EXERCISE GOAL → Copy out, with no alterations, the lines below running from the one containing "Write the Apache ECharts code for this chart." to the one containing "const tanArrow = [[249300, -9.32], [197, -2.60]];", inclusive at each end; pictures are omitted.

ITEMS →

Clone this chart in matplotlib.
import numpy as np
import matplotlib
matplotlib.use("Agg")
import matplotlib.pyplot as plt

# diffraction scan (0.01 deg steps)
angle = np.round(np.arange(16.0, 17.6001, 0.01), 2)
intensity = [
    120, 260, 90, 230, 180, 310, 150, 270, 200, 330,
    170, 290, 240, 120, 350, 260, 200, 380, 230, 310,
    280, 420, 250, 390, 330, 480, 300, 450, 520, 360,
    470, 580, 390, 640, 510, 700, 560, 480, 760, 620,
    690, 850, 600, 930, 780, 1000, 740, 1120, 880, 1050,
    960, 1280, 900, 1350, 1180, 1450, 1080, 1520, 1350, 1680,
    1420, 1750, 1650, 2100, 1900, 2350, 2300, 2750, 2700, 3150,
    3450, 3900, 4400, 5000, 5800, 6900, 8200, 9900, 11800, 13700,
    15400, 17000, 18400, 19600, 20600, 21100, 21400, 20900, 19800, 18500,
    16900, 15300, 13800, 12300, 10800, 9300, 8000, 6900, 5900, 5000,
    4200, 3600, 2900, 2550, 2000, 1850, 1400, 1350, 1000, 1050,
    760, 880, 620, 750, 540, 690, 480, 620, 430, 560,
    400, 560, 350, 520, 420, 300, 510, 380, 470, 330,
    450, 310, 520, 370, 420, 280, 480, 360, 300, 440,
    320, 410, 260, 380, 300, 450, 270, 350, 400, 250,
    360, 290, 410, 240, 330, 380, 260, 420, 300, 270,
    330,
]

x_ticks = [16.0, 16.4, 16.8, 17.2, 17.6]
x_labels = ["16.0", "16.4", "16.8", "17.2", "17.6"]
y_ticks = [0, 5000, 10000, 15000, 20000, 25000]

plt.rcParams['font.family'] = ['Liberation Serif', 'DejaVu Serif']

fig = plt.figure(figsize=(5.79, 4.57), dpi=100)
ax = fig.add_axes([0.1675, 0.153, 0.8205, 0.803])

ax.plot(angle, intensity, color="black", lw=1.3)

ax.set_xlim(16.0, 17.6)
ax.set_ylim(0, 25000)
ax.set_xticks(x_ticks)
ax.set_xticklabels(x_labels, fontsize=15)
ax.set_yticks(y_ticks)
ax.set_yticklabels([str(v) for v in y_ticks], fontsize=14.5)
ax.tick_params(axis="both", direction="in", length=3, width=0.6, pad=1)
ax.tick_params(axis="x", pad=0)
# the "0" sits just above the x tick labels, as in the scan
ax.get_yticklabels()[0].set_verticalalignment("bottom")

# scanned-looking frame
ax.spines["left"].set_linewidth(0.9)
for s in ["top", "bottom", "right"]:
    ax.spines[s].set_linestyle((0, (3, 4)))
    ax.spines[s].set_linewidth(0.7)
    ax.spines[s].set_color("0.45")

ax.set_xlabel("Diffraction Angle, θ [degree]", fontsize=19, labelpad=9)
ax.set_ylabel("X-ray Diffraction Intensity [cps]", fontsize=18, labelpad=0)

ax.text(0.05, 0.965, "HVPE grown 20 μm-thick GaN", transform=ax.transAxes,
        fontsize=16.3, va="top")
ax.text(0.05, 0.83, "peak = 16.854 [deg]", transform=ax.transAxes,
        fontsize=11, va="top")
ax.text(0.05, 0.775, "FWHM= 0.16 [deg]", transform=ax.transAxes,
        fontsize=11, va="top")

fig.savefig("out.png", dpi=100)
--
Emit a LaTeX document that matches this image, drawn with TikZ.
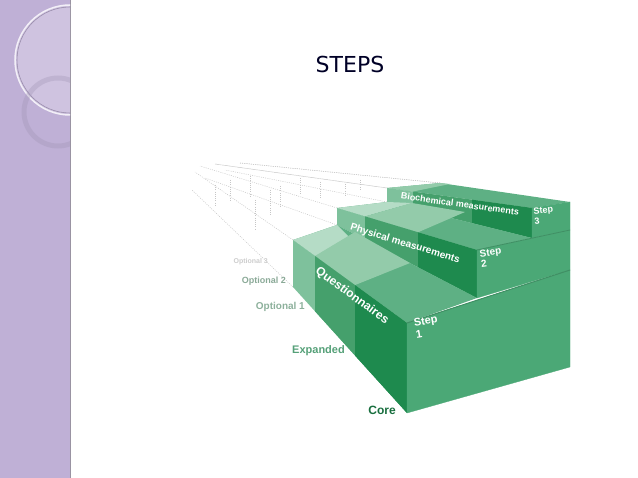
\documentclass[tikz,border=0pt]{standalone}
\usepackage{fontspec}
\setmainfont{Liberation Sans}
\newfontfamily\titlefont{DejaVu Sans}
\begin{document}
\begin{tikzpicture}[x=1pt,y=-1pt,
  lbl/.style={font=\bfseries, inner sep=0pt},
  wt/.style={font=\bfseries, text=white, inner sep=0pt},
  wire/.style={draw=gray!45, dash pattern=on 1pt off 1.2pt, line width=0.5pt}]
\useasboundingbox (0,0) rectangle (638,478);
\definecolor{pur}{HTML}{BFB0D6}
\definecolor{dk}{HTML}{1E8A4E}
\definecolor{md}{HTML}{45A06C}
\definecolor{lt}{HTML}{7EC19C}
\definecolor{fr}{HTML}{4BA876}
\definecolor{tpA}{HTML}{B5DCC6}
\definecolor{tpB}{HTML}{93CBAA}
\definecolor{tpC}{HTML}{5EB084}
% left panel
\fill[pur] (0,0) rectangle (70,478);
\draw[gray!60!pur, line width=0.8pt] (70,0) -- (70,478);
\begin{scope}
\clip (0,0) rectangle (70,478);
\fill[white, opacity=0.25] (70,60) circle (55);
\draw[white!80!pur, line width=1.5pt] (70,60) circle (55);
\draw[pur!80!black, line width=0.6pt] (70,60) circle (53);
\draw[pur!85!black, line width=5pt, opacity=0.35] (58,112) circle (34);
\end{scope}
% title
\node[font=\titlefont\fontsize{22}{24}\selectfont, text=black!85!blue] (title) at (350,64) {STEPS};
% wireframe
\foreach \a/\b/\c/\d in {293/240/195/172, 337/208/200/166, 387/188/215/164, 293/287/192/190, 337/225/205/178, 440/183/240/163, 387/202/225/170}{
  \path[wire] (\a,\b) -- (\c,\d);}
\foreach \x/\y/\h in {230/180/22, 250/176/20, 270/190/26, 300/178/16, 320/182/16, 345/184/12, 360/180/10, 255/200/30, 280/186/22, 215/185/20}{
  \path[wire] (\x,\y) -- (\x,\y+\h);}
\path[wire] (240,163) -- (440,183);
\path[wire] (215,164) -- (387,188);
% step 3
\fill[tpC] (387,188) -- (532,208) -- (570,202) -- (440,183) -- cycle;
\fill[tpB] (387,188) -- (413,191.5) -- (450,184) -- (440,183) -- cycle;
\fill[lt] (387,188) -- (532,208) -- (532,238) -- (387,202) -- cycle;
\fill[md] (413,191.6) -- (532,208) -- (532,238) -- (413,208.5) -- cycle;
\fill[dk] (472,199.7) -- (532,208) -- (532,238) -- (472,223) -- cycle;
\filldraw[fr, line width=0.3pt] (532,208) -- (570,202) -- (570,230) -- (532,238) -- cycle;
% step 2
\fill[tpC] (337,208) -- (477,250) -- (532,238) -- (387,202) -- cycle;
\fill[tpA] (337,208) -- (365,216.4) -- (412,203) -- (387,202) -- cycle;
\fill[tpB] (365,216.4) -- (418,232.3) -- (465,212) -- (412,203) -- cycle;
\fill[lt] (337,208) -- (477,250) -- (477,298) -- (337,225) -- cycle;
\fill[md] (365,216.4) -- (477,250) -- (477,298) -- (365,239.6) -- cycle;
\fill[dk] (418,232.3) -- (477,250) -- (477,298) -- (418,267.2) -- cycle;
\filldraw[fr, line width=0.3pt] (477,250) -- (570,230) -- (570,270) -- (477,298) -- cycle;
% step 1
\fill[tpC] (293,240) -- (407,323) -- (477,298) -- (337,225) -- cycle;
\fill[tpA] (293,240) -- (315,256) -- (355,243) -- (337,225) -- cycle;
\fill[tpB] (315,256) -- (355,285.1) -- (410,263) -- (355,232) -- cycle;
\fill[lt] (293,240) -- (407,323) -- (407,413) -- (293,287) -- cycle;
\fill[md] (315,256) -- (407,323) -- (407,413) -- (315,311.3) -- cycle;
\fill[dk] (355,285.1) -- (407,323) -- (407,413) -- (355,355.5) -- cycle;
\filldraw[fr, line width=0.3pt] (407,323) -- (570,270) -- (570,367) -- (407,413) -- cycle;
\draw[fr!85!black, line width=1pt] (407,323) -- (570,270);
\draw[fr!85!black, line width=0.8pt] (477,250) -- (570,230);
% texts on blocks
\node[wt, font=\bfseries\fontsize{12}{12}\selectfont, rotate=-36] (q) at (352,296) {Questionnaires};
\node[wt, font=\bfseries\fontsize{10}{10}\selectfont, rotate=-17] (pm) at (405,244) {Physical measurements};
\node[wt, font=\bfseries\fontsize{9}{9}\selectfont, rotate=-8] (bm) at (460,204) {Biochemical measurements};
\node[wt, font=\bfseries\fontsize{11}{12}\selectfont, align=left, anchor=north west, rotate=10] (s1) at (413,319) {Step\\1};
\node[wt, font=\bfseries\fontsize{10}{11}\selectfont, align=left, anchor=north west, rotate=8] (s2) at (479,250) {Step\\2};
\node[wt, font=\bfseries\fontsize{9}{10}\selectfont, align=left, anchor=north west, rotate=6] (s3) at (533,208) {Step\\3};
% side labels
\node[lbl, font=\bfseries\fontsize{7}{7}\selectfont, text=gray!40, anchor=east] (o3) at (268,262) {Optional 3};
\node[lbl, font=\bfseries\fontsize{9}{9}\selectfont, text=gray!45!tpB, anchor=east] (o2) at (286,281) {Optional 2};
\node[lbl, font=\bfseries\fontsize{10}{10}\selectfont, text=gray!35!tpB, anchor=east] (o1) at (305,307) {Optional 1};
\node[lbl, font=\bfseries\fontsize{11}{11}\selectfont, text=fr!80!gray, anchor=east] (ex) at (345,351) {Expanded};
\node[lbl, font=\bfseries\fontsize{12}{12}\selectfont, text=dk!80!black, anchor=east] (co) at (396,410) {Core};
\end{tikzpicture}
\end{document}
==
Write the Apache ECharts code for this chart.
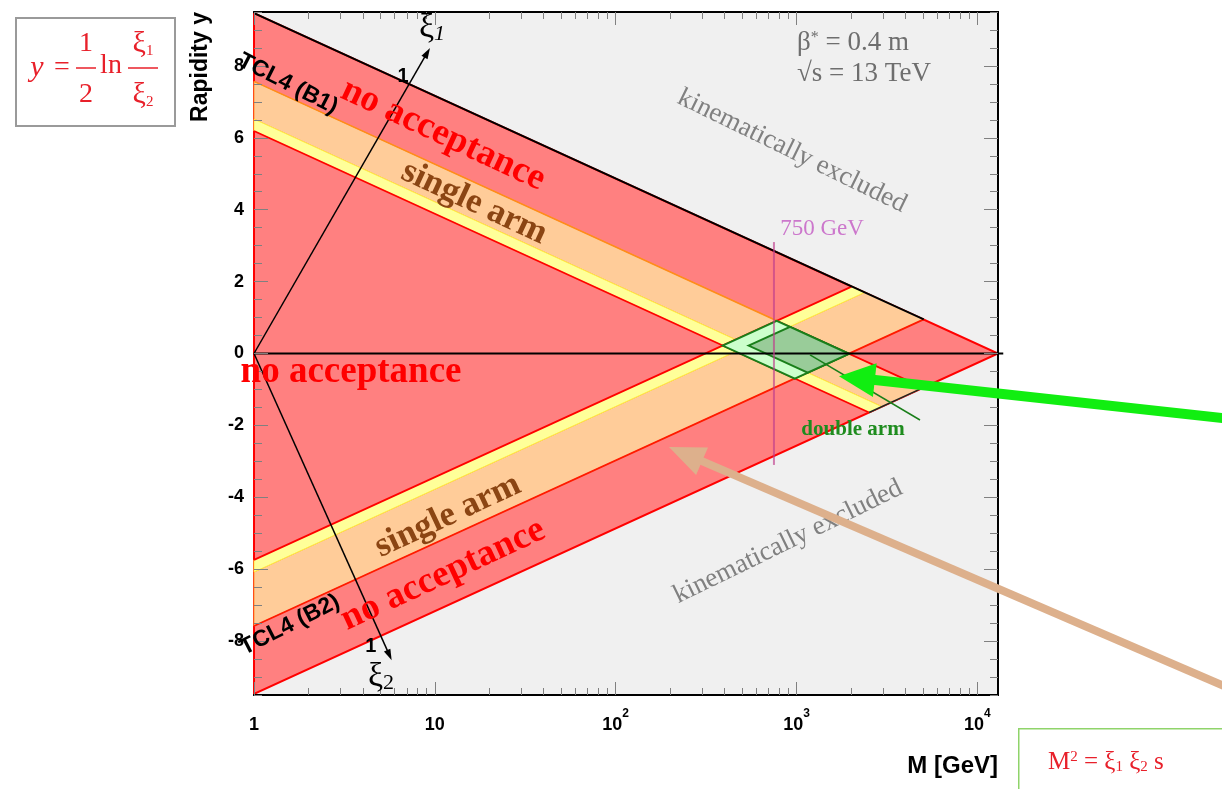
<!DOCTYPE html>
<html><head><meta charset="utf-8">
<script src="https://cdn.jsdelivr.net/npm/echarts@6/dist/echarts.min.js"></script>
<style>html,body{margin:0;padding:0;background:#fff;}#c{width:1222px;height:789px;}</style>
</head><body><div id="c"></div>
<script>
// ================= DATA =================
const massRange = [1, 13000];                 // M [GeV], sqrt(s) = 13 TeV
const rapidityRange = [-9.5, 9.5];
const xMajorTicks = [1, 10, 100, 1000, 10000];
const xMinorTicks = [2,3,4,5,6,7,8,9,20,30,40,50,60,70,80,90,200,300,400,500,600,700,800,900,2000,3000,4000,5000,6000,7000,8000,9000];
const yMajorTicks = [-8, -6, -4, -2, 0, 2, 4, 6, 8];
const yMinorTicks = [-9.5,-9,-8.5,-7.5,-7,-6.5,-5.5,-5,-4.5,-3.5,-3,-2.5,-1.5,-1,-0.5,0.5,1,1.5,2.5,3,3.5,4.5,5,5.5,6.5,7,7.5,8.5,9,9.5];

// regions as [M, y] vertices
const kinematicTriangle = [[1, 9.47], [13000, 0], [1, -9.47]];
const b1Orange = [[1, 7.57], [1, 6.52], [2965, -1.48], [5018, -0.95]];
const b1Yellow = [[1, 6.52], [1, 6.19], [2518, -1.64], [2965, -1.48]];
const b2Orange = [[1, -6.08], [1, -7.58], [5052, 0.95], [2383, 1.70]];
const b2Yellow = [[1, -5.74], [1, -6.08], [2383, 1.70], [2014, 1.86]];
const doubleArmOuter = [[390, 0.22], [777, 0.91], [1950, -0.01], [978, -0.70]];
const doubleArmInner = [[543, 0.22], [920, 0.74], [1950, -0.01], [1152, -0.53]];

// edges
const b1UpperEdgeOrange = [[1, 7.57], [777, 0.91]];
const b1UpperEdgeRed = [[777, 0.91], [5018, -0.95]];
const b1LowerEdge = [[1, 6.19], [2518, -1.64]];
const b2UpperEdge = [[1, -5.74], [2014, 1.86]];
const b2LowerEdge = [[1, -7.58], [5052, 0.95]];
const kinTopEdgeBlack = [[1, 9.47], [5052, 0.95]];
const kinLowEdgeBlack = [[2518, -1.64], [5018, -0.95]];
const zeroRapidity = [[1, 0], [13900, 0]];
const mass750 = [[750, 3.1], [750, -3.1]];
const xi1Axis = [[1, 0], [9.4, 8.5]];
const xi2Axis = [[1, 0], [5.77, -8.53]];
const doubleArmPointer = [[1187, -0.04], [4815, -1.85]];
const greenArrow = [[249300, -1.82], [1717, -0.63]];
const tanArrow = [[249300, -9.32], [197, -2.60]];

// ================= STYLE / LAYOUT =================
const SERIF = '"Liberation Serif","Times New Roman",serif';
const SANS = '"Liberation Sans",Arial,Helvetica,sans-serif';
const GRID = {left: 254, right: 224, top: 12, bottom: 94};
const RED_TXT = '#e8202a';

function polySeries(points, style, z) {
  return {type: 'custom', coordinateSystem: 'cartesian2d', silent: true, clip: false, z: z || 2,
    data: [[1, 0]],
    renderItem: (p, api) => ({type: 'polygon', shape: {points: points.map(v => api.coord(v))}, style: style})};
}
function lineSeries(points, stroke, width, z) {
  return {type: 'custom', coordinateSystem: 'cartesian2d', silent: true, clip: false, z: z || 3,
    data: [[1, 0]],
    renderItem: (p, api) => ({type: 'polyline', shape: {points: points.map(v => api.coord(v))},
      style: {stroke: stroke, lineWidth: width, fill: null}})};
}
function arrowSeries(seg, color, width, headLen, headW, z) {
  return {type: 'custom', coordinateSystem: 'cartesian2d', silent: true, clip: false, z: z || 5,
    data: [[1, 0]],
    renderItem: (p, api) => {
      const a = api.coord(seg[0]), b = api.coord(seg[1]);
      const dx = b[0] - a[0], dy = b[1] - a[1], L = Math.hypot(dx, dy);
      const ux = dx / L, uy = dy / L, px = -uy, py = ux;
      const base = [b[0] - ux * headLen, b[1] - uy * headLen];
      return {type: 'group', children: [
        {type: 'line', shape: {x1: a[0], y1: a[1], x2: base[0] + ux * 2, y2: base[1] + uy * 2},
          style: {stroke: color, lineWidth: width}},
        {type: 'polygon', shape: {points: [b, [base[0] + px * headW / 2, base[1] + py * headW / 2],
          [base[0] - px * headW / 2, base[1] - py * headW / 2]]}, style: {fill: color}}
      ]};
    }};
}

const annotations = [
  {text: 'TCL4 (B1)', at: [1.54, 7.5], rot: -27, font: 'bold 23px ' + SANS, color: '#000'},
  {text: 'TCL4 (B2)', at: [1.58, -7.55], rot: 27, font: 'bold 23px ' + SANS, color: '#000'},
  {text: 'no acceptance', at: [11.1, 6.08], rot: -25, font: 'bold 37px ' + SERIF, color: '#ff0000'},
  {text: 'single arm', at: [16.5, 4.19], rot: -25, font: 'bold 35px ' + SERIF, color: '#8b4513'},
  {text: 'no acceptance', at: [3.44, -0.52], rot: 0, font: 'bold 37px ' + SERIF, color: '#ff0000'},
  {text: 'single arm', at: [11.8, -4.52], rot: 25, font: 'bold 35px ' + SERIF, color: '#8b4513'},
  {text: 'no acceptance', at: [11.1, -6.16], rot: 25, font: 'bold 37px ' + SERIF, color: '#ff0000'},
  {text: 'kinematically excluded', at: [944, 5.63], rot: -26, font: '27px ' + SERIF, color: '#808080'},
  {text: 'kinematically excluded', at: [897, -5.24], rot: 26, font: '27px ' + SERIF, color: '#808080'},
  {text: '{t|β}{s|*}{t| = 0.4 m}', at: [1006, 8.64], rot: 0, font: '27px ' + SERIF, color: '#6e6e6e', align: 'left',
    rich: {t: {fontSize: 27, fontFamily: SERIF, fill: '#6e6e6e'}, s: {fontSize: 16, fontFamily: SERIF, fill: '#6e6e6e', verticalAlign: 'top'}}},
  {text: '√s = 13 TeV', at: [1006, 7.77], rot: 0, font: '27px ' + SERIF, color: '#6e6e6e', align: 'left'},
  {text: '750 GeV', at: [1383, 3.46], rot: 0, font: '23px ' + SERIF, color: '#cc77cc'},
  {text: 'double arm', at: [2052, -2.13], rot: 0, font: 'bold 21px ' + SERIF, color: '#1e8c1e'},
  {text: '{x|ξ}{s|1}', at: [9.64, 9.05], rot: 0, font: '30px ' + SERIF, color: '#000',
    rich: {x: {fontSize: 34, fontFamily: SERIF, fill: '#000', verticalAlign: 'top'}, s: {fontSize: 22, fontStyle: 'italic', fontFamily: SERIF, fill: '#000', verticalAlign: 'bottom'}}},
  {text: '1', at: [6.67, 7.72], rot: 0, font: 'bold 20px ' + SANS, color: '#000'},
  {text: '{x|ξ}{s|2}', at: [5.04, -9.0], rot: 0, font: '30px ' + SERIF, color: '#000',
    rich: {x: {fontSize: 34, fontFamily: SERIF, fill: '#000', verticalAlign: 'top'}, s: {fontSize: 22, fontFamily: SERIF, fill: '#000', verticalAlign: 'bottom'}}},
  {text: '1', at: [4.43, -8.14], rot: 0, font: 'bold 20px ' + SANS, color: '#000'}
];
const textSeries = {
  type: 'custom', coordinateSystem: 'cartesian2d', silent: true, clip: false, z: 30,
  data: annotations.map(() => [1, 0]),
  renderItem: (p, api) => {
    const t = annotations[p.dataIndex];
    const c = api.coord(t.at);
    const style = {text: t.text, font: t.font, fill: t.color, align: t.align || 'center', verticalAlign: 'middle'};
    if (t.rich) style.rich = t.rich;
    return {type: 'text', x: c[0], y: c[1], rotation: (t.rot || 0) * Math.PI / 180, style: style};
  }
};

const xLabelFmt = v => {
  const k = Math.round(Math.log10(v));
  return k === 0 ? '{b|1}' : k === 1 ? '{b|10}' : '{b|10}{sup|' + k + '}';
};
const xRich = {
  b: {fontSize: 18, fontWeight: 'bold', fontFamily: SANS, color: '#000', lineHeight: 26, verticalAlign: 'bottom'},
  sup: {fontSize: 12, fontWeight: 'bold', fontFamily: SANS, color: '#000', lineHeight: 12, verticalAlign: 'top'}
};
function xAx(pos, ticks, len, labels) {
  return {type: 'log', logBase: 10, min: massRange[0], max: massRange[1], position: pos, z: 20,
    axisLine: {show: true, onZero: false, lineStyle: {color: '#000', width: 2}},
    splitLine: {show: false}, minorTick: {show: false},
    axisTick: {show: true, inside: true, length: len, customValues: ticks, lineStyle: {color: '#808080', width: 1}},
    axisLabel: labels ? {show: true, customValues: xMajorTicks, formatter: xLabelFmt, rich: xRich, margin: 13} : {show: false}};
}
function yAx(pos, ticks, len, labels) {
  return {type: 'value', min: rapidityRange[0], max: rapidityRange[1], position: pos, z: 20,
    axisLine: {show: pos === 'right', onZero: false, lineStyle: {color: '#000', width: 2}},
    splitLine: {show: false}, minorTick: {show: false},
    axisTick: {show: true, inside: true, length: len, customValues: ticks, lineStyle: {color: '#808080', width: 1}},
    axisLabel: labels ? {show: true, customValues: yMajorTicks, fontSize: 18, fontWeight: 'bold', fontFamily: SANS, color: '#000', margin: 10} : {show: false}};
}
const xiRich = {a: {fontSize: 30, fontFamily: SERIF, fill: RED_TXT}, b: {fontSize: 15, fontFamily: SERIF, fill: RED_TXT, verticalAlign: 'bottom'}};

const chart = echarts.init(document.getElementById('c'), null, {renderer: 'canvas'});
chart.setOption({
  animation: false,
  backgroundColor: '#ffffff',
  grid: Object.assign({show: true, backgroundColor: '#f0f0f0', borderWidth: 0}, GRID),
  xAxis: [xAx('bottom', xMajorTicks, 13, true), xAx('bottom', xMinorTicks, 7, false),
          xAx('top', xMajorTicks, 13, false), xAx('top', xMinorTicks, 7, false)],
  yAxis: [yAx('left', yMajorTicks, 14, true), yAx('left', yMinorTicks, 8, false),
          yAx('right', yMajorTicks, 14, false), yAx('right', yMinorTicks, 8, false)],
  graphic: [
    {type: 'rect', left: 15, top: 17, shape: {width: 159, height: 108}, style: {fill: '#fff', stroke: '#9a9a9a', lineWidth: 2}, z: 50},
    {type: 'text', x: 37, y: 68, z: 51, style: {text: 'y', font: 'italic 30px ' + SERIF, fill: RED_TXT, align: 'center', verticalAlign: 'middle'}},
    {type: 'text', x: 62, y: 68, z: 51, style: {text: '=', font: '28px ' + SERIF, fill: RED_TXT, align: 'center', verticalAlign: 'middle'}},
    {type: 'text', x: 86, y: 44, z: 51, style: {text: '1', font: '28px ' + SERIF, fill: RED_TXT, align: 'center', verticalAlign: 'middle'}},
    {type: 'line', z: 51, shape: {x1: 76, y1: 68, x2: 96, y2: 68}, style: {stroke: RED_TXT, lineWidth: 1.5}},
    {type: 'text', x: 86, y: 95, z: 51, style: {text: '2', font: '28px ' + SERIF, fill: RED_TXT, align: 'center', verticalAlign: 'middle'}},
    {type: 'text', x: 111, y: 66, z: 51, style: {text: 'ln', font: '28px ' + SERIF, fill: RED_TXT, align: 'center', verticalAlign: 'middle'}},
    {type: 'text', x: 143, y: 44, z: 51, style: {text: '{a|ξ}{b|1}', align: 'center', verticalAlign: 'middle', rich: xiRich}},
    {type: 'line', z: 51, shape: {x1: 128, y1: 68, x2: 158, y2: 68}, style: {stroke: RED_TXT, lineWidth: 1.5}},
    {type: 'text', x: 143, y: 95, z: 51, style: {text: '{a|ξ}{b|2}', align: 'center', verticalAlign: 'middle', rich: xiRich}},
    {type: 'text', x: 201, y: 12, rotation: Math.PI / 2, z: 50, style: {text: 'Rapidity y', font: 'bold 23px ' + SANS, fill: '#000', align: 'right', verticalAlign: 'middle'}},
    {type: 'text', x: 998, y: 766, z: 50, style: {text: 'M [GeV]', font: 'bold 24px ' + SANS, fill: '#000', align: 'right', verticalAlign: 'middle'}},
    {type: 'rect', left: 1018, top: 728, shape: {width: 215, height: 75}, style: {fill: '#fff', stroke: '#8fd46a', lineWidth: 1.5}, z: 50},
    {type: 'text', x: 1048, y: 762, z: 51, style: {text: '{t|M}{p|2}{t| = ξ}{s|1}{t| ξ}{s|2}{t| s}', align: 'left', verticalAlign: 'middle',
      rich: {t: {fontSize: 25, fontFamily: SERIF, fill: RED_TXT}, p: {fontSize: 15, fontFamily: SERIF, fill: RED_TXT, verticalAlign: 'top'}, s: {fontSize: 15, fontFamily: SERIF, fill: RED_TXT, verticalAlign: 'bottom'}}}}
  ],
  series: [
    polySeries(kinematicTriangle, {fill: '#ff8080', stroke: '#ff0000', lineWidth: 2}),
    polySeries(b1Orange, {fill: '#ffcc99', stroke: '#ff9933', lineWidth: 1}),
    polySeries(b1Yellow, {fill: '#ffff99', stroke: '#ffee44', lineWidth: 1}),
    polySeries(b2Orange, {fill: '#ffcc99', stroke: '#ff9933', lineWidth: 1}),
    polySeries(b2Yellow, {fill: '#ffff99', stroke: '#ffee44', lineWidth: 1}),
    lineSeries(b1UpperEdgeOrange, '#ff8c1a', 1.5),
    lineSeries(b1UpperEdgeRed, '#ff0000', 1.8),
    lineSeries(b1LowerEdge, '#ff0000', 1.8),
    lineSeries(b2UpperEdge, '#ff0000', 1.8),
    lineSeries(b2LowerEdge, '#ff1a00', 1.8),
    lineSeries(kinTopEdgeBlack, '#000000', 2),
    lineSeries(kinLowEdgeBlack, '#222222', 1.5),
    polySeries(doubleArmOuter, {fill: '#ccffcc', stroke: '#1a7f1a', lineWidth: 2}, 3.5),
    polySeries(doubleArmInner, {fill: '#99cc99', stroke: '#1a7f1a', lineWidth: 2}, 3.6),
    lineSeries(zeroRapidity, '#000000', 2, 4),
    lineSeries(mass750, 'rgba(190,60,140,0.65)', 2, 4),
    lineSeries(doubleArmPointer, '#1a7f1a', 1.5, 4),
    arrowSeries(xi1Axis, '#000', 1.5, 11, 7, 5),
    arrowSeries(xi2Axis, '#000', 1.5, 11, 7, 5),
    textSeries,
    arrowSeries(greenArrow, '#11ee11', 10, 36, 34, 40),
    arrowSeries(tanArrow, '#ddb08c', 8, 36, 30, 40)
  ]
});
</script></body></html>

COMPLETE ANSWER →
Write the Apache ECharts code for this chart.
<!DOCTYPE html>
<html><head><meta charset="utf-8">
<script src="https://cdn.jsdelivr.net/npm/echarts@6/dist/echarts.min.js"></script>
<style>html,body{margin:0;padding:0;background:#fff;}#c{width:1222px;height:789px;}</style>
</head><body><div id="c"></div>
<script>
// ================= DATA =================
const massRange = [1, 13000];                 // M [GeV], sqrt(s) = 13 TeV
const rapidityRange = [-9.5, 9.5];
const xMajorTicks = [1, 10, 100, 1000, 10000];
const xMinorTicks = [2,3,4,5,6,7,8,9,20,30,40,50,60,70,80,90,200,300,400,500,600,700,800,900,2000,3000,4000,5000,6000,7000,8000,9000];
const yMajorTicks = [-8, -6, -4, -2, 0, 2, 4, 6, 8];
const yMinorTicks = [-9.5,-9,-8.5,-7.5,-7,-6.5,-5.5,-5,-4.5,-3.5,-3,-2.5,-1.5,-1,-0.5,0.5,1,1.5,2.5,3,3.5,4.5,5,5.5,6.5,7,7.5,8.5,9,9.5];

// regions as [M, y] vertices
const kinematicTriangle = [[1, 9.47], [13000, 0], [1, -9.47]];
const b1Orange = [[1, 7.57], [1, 6.52], [2965, -1.48], [5018, -0.95]];
const b1Yellow = [[1, 6.52], [1, 6.19], [2518, -1.64], [2965, -1.48]];
const b2Orange = [[1, -6.08], [1, -7.58], [5052, 0.95], [2383, 1.70]];
const b2Yellow = [[1, -5.74], [1, -6.08], [2383, 1.70], [2014, 1.86]];
const doubleArmOuter = [[390, 0.22], [777, 0.91], [1950, -0.01], [978, -0.70]];
const doubleArmInner = [[543, 0.22], [920, 0.74], [1950, -0.01], [1152, -0.53]];

// edges
const b1UpperEdgeOrange = [[1, 7.57], [777, 0.91]];
const b1UpperEdgeRed = [[777, 0.91], [5018, -0.95]];
const b1LowerEdge = [[1, 6.19], [2518, -1.64]];
const b2UpperEdge = [[1, -5.74], [2014, 1.86]];
const b2LowerEdge = [[1, -7.58], [5052, 0.95]];
const kinTopEdgeBlack = [[1, 9.47], [5052, 0.95]];
const kinLowEdgeBlack = [[2518, -1.64], [5018, -0.95]];
const zeroRapidity = [[1, 0], [13900, 0]];
const mass750 = [[750, 3.1], [750, -3.1]];
const xi1Axis = [[1, 0], [9.4, 8.5]];
const xi2Axis = [[1, 0], [5.77, -8.53]];
const doubleArmPointer = [[1187, -0.04], [4815, -1.85]];
const greenArrow = [[249300, -1.82], [1717, -0.63]];
const tanArrow = [[249300, -9.32], [197, -2.60]];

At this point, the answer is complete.